Cependant, il ne faut pas se leurrer, si l'on se réfère à l'organisation de notre réflexion stratégique actuelle et notamment militaire, le Ministère de la Défense ne peut que difficilement répondre à cette anticipation sur l'avenir de nos forces et leur emploi qu’elles soient terrestres, navales ou aériennes. Où réfléchit-on sur la stratégie militaire en lien avec la stratégie générale? Nulle  part. Hormis les plateaux TV et les séminaires dans les hôtels sur la géopolitique où la réflexion est pratiquement confisquée, les résultats,sauf erreur de ma part, n'apportent pas grand-chose à la stratégie militaire. On me rétorquerait qu'un Centre d'Etudes Militaires vient d'être créé, il pourra pallier cette lacune dans la pensée militaire, notamment dans le domaine de la doctrine. Il est clair que cet organisme mettra du temps pour être opérationnel autrement dit ce n'est pas dans ce centre que la vision  stratégique se développe dans l’immédiat.

Vous me direz aussi qu'il doit exister d'autres organismes au sein du ministère de la défense pour penser la stratégie militaire, je ne les vois pas. Certes l'Institut de Défense Nationale (IDN) pourra remplir ce rôle, toutefois ses productions  depuis sa création montrent qu'il traite plutôt de la géopolitique  que des questions de stratégie militaire. Espérons que le futur Livre blanc, thème choisi pour cette année,  sera l'expression de la vision stratégique de l’Armée. Dernière remarque, n'interprétez pas cette contribution comme étant un rejet des chercheurs civils. Ils ne font qu'occuper un terrain déserté par les militaires (paradoxes !). Ceux-ci  sont en grande partie responsables de cette situation. Beaucoup se contentent d'une attitude d'exécution des directives venant de l'échelon supérieur. Ceci était compréhensible sous l'ancien régime mais aujourd'hui quelles justifications données à cette absence ?

Crainte d'exprimer des idées iconoclastes (je l’admets, les risques étaient réels mais aujourd'hui ?) et donc manque de courage intellectuel ? Connaissance insuffisantes (or notre système de sélection et de formation continue est,  à ma connaissance, d'un bon niveau) ? Absence de créativité et de sens de l'innovation (et pourtant l'art de la guerre c'est être innovant pour surprendre l’ennemi)? Sans doute un peu de tout cela mais surtout le désintérêt de la grande majorité sans aucun doute préférant la gestion à l'anticipation et à la réflexion..

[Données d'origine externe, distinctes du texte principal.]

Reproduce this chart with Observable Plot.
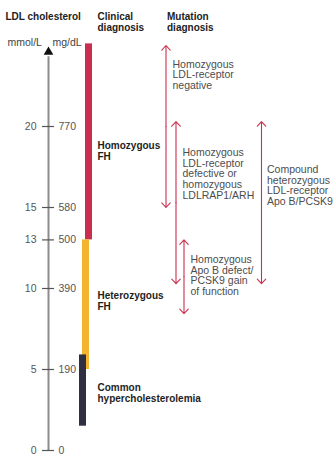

Se réapproprier le domaine de la stratégie militaire

À partir de ces constats, que faire ?

Reconquérir le domaine de la pensée militaire me paraît essentiel. En effet, il est anormal que la stratégie militaire soit enseignée par des civils tout aussi brillants  soient- ils et non par des officiers expérimentés. Cependant, il faut reconnaître qu'ils sont rares les hommes de guerre nés stratèges, c'est à dire capables d'identifier la finalité à atteindre d'une stratégie en intégrant tous les facteurs. Être stratège ne signifie pas non plus être  tacticien ( et vice - versa), ceci peut s'apprendre  tout au long de la carrière car les règles de la tactique existent et sont enseignées. Concernant la stratégie, n'est pas stratège qui veut. La pensée stratégique est aussi collective car la confrontation des réflexions avec celles d'  autres experts militaires, d'autres spécialités, d'autres nations mais aussi avec l'évolution de la société civile.

Pour conclure

Les militaires, qu'ils soient en activité ou ayant rejoint la vie civile, et non les stratèges en chambre, doivent conduire la réflexion dans le domaine de la stratégie militaire dans lequel ils ont en principe à la fois la légitimité et l’expertise.